Bring back helmet law

http://www.amarillo.com/stories/061010/new_motorcycle.shtml

Helmets save lives. They reduce the rate of traumatic head injury. They can reduce the number of people disabled fully — and permanently. And yet the state of Texas doesn’t require all motorcyclists to wear them.

Astounding.

Texas used to have such a law. Then the Legislature repealed it some years back, knuckling under the ethos that Texans are so independent that we don’t need the state to dictate how to protect ourselves … from ourselves.

I remember one guy who scolded me for pitching a fit over the Legislature’s repeal of the helmet law.
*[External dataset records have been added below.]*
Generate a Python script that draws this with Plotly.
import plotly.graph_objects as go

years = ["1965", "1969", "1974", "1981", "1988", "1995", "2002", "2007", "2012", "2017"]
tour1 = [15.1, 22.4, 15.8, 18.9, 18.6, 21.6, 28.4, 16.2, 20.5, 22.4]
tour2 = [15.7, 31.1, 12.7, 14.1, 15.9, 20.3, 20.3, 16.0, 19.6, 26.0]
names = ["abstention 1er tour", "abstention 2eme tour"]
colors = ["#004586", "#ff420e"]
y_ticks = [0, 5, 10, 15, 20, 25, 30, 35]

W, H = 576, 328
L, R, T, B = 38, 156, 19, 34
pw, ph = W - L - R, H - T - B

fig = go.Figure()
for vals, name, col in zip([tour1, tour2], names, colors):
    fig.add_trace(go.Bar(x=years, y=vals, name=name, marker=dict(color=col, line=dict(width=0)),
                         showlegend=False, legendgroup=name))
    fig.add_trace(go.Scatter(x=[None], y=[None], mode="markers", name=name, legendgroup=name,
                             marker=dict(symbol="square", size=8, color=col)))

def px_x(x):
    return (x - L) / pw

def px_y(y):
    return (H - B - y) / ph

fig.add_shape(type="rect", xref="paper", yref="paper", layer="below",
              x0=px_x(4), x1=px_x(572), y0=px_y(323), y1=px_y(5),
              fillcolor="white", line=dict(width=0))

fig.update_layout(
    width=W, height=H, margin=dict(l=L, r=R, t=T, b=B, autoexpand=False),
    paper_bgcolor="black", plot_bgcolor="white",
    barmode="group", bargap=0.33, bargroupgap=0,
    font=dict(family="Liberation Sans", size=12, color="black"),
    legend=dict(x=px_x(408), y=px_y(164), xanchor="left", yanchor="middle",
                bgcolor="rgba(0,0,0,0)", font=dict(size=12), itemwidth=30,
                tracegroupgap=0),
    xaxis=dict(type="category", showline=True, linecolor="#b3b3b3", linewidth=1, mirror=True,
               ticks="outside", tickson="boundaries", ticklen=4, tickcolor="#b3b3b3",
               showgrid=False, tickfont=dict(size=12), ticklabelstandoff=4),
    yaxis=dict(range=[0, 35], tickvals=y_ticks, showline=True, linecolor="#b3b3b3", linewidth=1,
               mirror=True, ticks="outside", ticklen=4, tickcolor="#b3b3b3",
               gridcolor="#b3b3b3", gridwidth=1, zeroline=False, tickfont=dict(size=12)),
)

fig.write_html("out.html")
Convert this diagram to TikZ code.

I was living in Jefferson County at the time. This guy lived in neighboring Orange County. His argument was he had the right as an American and a Texan to “feel the wind in my hair” while riding his motorcycle. Those darn helmets restricted that feeling of freedom, he said. He also argued that helmets actually posed a greater danger than riding without them. Why? They restricted his field of vision and his neck-and-shoulder mobility.

I don’t know whatever happened to that fellow. I trust he’s still with us, riding his motorcycle without a helmet.

But the link to the story at the top of this post noted that an 18-year-old Amarillo man, Aaron Carter, is alive today precisely because of the helmet he was wearing. “It had to be the full-face helmet,” said Amarillo Police Sgt. Steve Davis in marveling how the young man survived the crash.

State law does require minors to wear them. Motorcyclists without helmets must have accident insurance.

For my money, that’s not enough protection.